- Fed Chief Ben Bernanke's latest testimony before Congress revealed a somewhat weaker (though still positive) outlook for US economic growth.
- Stocks were in the red for the day following Bernanke's speech, perhaps weighed down by the lower growth expectations, including expectations for prolonged elevated unemployment.
- Perhaps investors were also hoping the Fed would offer additional stimulus measures—but nothing was mentioned.
- Central bankers are not infallible when making economic predictions—and it's not unusual for them to be conservative in their views.
- The factors cited as risks to the economy in Bernanke's speech are nothing new and include areas of the economy that turn around more slowly.
Have you ever gone to the movies with no expectations only to be blown away by the film? Had the bar been set higher, the enjoyable movie may have disappointed in some way. Investing is similar—changing expectations can have a big impact on stock prices. So it's understandable stocks sold off a bit Wednesday after Fed Chairman Ben Bernanke tempered his views on US economic growth in his latest testimony before Congress—there's much to be said about managing expectations, especially when there is uncertainty.
Bernanke's testimony didn't offer much new, but revealed a somewhat weaker (though still nicely positive) outlook for US economic growth. Fed officials expect the economy to expand between 3% and 3.5% for 2010 (down only slightly from their previous forecast of 3.2% to 3.7%), with growth higher in 2011 and 2012 and tame inflation.
Stocks were in the red for the day following Bernanke's speech, perhaps weighed down by the lower growth expectations, including expectations for slower employment improvement. Bernanke noted the current pace of jobs being added will not bring down high unemployment anytime soon, which is expected by Fed officials to be elevated above 7% through 2012. Bernanke also pointed out risks stemming from Europe, specifically sovereign debt problems making financial conditions less supportive of growth.

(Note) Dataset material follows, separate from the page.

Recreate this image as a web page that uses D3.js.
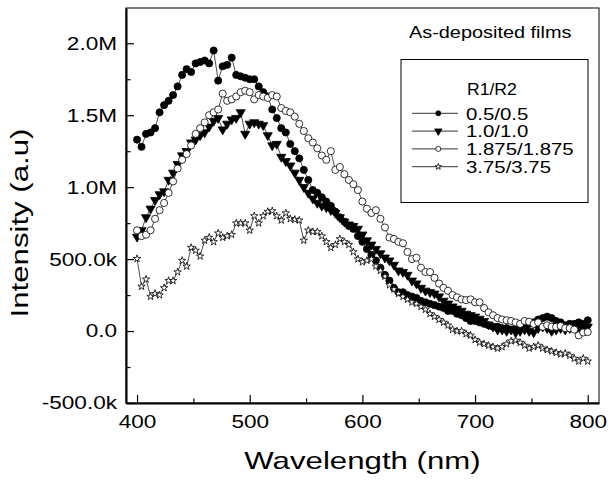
<!DOCTYPE html>
<html>
<head>
<meta charset="utf-8">
<script src="https://cdn.jsdelivr.net/npm/d3@7"></script>
<style>
  html, body { margin: 0; padding: 0; background: #fff; }
  svg { display: block; font-family: "Liberation Sans", Arial, sans-serif; }
</style>
</head>
<body>
<svg id="chart" width="608" height="481"></svg>
<script>
// ---------- DATA ----------
const wavelength = [400,404,408,412,416,420,424,428,432,436,440,444,448,452,456,460,464,468,472,476,
  480,484,488,492,496,500,504,508,512,516,520,524,528,532,536,540,544,548,552,556,
  560,564,568,572,576,580,584,588,592,596,600,604,608,612,616,620,624,628,632,636,
  640,644,648,652,656,660,664,668,672,676,680,684,688,692,696,700,704,708,712,716,
  720,724,728,732,736,740,744,748,752,756,760,764,768,772,776,780,784,788,792,796,800];

// intensities in millions (a.u.)
const r05 = [1.33,1.28,1.37,1.38,1.41,1.52,1.57,1.60,1.64,1.70,1.78,1.82,1.80,1.86,1.87,1.88,1.86,1.95,1.74,1.84,
  1.85,1.90,1.78,1.77,1.76,1.75,1.75,1.70,1.66,1.63,1.54,1.48,1.41,1.38,1.30,1.25,1.20,1.12,1.05,0.98,
  0.96,0.93,0.90,0.87,0.83,0.79,0.76,0.73,0.71,0.66,0.62,0.57,0.53,0.49,0.44,0.39,0.35,0.30,0.27,0.27,
  0.25,0.24,0.23,0.21,0.20,0.19,0.18,0.17,0.16,0.14,0.14,0.12,0.11,0.09,0.07,0.07,0.06,0.05,0.04,0.03,
  0.03,0.02,0.02,0.01,0.02,0.03,0.03,0.05,0.06,0.08,0.09,0.10,0.09,0.07,0.06,0.04,0.05,0.05,0.06,0.05,0.075];

const r10 = [0.655,0.70,0.79,0.85,0.91,0.95,0.97,1.05,1.10,1.16,1.22,1.25,1.31,1.33,1.36,1.38,1.42,1.46,1.48,1.40,
  1.44,1.47,1.48,1.52,1.37,1.44,1.45,1.44,1.43,1.36,1.29,1.30,1.21,1.18,1.15,1.10,1.05,1.00,0.96,0.92,
  0.89,0.87,0.86,0.84,0.82,0.79,0.76,0.74,0.73,0.71,0.67,0.63,0.60,0.57,0.54,0.51,0.49,0.46,0.42,0.41,
  0.39,0.35,0.33,0.30,0.28,0.27,0.26,0.24,0.21,0.19,0.17,0.155,0.14,0.12,0.11,0.10,0.085,0.07,0.045,0.03,
  0.01,0.01,0.00,0.01,-0.01,0.00,0.01,0.00,-0.01,0.02,0.03,0.02,0.00,0.01,0.02,0.01,0.02,0.03,0.02,0.03,0.03];

const r1875 = [0.70,0.66,0.67,0.70,0.78,0.84,0.89,0.96,1.04,1.13,1.19,1.23,1.29,1.37,1.41,1.45,1.50,1.52,1.54,1.65,
  1.60,1.61,1.63,1.66,1.67,1.66,1.61,1.64,1.63,1.62,1.64,1.63,1.55,1.53,1.52,1.49,1.44,1.39,1.34,1.31,
  1.27,1.22,1.19,1.25,1.12,1.14,1.09,1.05,1.02,0.98,0.90,0.85,0.82,0.84,0.78,0.72,0.65,0.64,0.62,0.61,
  0.55,0.50,0.51,0.44,0.41,0.41,0.37,0.33,0.30,0.28,0.25,0.235,0.22,0.215,0.22,0.20,0.20,0.16,0.13,0.11,
  0.09,0.08,0.075,0.07,0.06,0.05,0.07,0.065,0.05,0.06,0.03,0.04,0.03,0.03,0.035,0.02,0.02,0.01,-0.03,-0.01,-0.007];

const r375 = [0.503,0.31,0.36,0.24,0.26,0.25,0.30,0.35,0.35,0.41,0.49,0.45,0.58,0.56,0.52,0.63,0.65,0.62,0.68,0.65,
  0.66,0.67,0.75,0.75,0.75,0.70,0.80,0.75,0.80,0.83,0.835,0.80,0.77,0.82,0.78,0.775,0.77,0.63,0.70,0.69,
  0.69,0.66,0.62,0.58,0.60,0.64,0.62,0.60,0.55,0.50,0.48,0.49,0.50,0.45,0.42,0.38,0.32,0.29,0.26,0.24,
  0.22,0.20,0.19,0.17,0.15,0.12,0.10,0.08,0.06,0.04,0.01,0.00,0.00,-0.02,-0.03,-0.06,-0.08,-0.09,-0.10,-0.11,
  -0.12,-0.11,-0.09,-0.07,-0.065,-0.08,-0.10,-0.12,-0.11,-0.10,-0.12,-0.13,-0.14,-0.15,-0.16,-0.155,-0.17,-0.19,-0.21,-0.19,-0.21];

const seriesNames = ["0.5/0.5", "1.0/1.0", "1.875/1.875", "3.75/3.75"];
const seriesValues = [r05, r10, r1875, r375];

const xTicks = [400, 500, 600, 700, 800];
const xMinorTicks = [450, 550, 650, 750];
const yTicks = [-0.5, 0, 0.5, 1.0, 1.5, 2.0];
const yTickLabels = ["-500.0k", "0.0", "500.0k", "1.0M", "1.5M", "2.0M"];
const yMinorTicks = [-0.25, 0.25, 0.75, 1.25, 1.75];

const xTitle = "Wavelength (nm)";
const yTitle = "Intensity (a.u)";
const noteText = "As-deposited films";
const legendTitle = "R1/R2";

// ---------- LAYOUT ----------
const L = 126, T = 8, R = 599, B = 403;
const svg = d3.select("#chart");

const x = d3.scaleLinear().domain([390.2, 810]).range([L, R]);
const y = d3.scaleLinear().domain([-0.5, 2.245]).range([B, T]);

// frame
svg.append("rect").attr("x", L).attr("y", T).attr("width", R - L).attr("height", B - T)
  .attr("fill", "none").attr("stroke", "#000").attr("stroke-width", 1);

function stretch(sel, sx) {
  sel.each(function () {
    const t = d3.select(this);
    const tx = +t.attr("x") || 0;
    const ty = +t.attr("y") || 0;
    t.attr("x", 0).attr("y", 0).attr("transform", `translate(${tx},${ty}) scale(${sx},1)`);
  });
}

// x axis
const gx = svg.append("g").attr("transform", `translate(0,${B})`)
  .call(d3.axisBottom(x).tickValues(xTicks).tickSizeInner(-8).tickSizeOuter(0).tickPadding(12).tickFormat(d3.format("d")));
gx.select(".domain").attr("stroke-width", 2);
gx.selectAll(".tick line").attr("stroke-width", 1.2);
gx.selectAll(".tick text").attr("font-size", 18.5).attr("fill", "#000")
  .attr("font-family", "Liberation Sans, Arial, sans-serif").call(stretch, 1.22);
svg.append("g").attr("transform", `translate(0,${B})`)
  .call(d3.axisBottom(x).tickValues(xMinorTicks).tickSizeInner(-4.5).tickSizeOuter(0).tickFormat(""))
  .call(g => g.select(".domain").remove())
  .selectAll(".tick line").attr("stroke-width", 1.2);

// y axis
const gy = svg.append("g").attr("transform", `translate(${L},0)`)
  .call(d3.axisLeft(y).tickValues(yTicks).tickSizeInner(-8).tickSizeOuter(0).tickPadding(9)
    .tickFormat((d, i) => yTickLabels[i]));
gy.select(".domain").attr("stroke-width", 2);
gy.selectAll(".tick line").attr("stroke-width", 1.2);
gy.selectAll(".tick text").attr("font-size", 18.5).attr("fill", "#000")
  .attr("font-family", "Liberation Sans, Arial, sans-serif").call(stretch, 1.22);
svg.append("g").attr("transform", `translate(${L},0)`)
  .call(d3.axisLeft(y).tickValues(yMinorTicks).tickSizeInner(-4.5).tickSizeOuter(0).tickFormat(""))
  .call(g => g.select(".domain").remove())
  .selectAll(".tick line").attr("stroke-width", 1.2);

// titles
svg.append("text").attr("transform", `translate(${(L + R) / 2},469) scale(1.3,1)`)
  .attr("text-anchor", "middle").attr("font-size", 24).text(xTitle);
svg.append("text").attr("transform", `translate(28,223) rotate(-90) scale(1.3,1)`)
  .attr("text-anchor", "middle").attr("font-size", 24).text(yTitle);

// ---------- SERIES ----------
const markers = [
  { type: d3.symbolCircle, size: 40, fill: "#000", rot: 0 },
  { type: d3.symbolTriangle, size: 36, fill: "#000", rot: 180 },
  { type: d3.symbolCircle, size: 40, fill: "#fff", rot: 0 },
  { type: d3.symbolStar, size: 17, fill: "#fff", rot: 0 }
];
const line = d3.line().x(d => x(d[0])).y(d => y(d[1]));

const plot = svg.append("g");
seriesValues.forEach((vals, si) => {
  const pts = wavelength.map((w, i) => [w, vals[i]]);
  const g = plot.append("g");
  g.append("path").datum(pts).attr("d", line).attr("fill", "none")
    .attr("stroke", "#000").attr("stroke-width", 0.7);
  const m = markers[si];
  g.selectAll("path.m").data(pts).join("path").attr("class", "m")
    .attr("d", d3.symbol().type(m.type).size(m.size))
    .attr("transform", d => `translate(${x(d[0])},${y(d[1])}) rotate(${m.rot})`)
    .attr("fill", m.fill).attr("stroke", "#000").attr("stroke-width", 0.8);
});

// ---------- ANNOTATION & LEGEND ----------
svg.append("text").attr("transform", "translate(409,38) scale(1.22,1)")
  .attr("font-size", 16.3).text(noteText);

svg.append("rect").attr("x", 401).attr("y", 59.5).attr("width", 187).attr("height", 143)
  .attr("fill", "#fff").attr("stroke", "#000").attr("stroke-width", 1);

svg.append("text").attr("transform", "translate(467,95) scale(1.1,1)")
  .attr("font-size", 16).text(legendTitle);

const legendMarkers = [
  { type: d3.symbolCircle, size: 20, fill: "#000", rot: 0 },
  { type: d3.symbolTriangle, size: 24, fill: "#000", rot: 180 },
  { type: d3.symbolCircle, size: 20, fill: "#fff", rot: 0 },
  { type: d3.symbolStar, size: 12, fill: "#fff", rot: 0 }
];
seriesNames.forEach((name, i) => {
  const cy = 113.3 + i * 17.8;
  svg.append("line").attr("x1", 412).attr("x2", 458).attr("y1", cy).attr("y2", cy)
    .attr("stroke", "#333").attr("stroke-width", 1);
  const m = legendMarkers[i];
  svg.append("path").attr("d", d3.symbol().type(m.type).size(m.size))
    .attr("transform", `translate(438.3,${cy}) rotate(${m.rot})`)
    .attr("fill", m.fill).attr("stroke", "#000").attr("stroke-width", 0.8);
  svg.append("text").attr("transform", `translate(466,${cy + 6.2}) scale(1.2,1)`)
    .attr("font-size", 17).text(name);
});
</script>
</body>
</html>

Perhaps investors were also hoping the Fed would offer additional stimulus through quantitative or other easing measures. Bernanke was clear the Fed stands ready with stimulus if the economy falters, but feels the already exceptionally accommodative monetary stance is sufficient to support growth. Moreover, Bernanke assured the historically low short-term rates will remain in place for an extended period and projected rising demand from households and businesses should help sustain growth once fiscal spending slows.
Bernanke's message wasn't entirely morose. US economic recovery is expected to continue, the US banking system is significantly more sound, the Fed sees little risk of a double-dip recession, and commercial real estate issues shouldn't hamper the US economy or banking system. Additionally, Bernanke highlighted strength in business and consumer spending (especially on durable goods—an area hit particularly hard during the economic downturn) in the first half of the year. Notably, despite fears of high unemployment dragging on household spending, consumers are proving resilient—spending rose at a real annualized rate of 2.5% for the first half of 2010. Lending to small businesses—a current area of focus for the Fed according to Ben—also improved, though a few restrictive factors remain.

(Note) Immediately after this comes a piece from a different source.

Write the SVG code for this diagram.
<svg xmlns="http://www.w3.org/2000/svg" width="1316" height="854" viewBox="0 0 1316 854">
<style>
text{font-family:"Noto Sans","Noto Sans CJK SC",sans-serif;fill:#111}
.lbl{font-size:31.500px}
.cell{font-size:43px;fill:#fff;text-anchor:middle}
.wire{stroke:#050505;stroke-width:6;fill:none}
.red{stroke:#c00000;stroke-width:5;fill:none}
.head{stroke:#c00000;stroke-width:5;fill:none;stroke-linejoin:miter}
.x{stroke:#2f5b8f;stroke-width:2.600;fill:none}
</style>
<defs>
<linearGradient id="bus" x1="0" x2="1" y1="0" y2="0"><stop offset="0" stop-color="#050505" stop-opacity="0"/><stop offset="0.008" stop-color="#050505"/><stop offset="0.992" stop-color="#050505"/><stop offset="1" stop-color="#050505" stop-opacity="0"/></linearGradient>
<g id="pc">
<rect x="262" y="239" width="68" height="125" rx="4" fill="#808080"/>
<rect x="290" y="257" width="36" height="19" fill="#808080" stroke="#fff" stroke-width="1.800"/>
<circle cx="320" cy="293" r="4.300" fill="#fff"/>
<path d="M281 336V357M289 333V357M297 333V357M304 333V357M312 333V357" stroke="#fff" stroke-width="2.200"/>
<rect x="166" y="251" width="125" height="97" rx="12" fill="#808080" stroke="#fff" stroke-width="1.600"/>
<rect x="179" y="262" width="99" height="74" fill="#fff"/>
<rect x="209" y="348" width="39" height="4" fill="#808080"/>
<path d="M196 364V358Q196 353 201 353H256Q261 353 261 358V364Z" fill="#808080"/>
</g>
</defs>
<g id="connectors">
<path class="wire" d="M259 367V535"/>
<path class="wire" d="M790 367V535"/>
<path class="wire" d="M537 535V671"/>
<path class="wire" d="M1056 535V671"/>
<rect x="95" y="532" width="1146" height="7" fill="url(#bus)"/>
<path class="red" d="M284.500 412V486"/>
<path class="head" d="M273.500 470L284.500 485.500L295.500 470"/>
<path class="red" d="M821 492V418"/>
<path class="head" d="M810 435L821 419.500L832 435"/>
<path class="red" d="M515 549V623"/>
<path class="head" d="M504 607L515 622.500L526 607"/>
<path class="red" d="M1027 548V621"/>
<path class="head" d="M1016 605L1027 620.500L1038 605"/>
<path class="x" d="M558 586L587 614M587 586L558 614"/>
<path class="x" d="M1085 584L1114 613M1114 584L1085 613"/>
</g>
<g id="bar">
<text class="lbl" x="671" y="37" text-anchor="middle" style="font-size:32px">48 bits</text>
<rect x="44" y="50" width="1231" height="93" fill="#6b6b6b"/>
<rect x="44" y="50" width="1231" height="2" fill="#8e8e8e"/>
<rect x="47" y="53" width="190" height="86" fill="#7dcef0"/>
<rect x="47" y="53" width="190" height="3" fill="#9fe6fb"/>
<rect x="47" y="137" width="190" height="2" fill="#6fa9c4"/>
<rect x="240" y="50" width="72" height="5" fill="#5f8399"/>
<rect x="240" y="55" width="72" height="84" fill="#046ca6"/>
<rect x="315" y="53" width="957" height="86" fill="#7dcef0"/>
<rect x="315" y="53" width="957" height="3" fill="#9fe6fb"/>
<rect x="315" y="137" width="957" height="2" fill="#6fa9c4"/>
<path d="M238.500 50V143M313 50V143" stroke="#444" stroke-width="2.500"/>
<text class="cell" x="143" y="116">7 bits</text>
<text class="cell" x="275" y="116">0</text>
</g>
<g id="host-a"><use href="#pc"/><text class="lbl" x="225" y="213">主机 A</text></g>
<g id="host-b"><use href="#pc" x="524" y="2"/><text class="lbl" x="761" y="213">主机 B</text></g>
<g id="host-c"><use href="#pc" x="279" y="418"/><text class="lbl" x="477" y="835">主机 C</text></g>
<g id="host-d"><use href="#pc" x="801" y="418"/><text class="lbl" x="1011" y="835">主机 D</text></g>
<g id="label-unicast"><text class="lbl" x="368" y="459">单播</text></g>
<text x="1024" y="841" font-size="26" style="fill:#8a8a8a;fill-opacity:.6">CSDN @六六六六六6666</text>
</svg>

Keep in mind a Fed chief, or any other central banker, is not infallible when making economic predictions. Plus, it's not unusual for them to be conservative in their views—there's not much to be gained by unbridled optimism. But if they err on the side of caution and the world turns out better than expected, they come off as careful stewards of monetary policy. After all, Fed chairmen are dependent on presidential appointment, making them inherently political creatures.
The factors cited as risks to the economy in Bernanke's speech are nothing new and include areas of the economy that turn around more slowly (employment and housing), but the positive factors we see today (booming global trade, falling trade barriers, healthy corporate balance sheets, increasing business spending, Emerging Markets growth, dramatic improvements in corporate earnings, and others) remain firmly in place to drive US and global growth.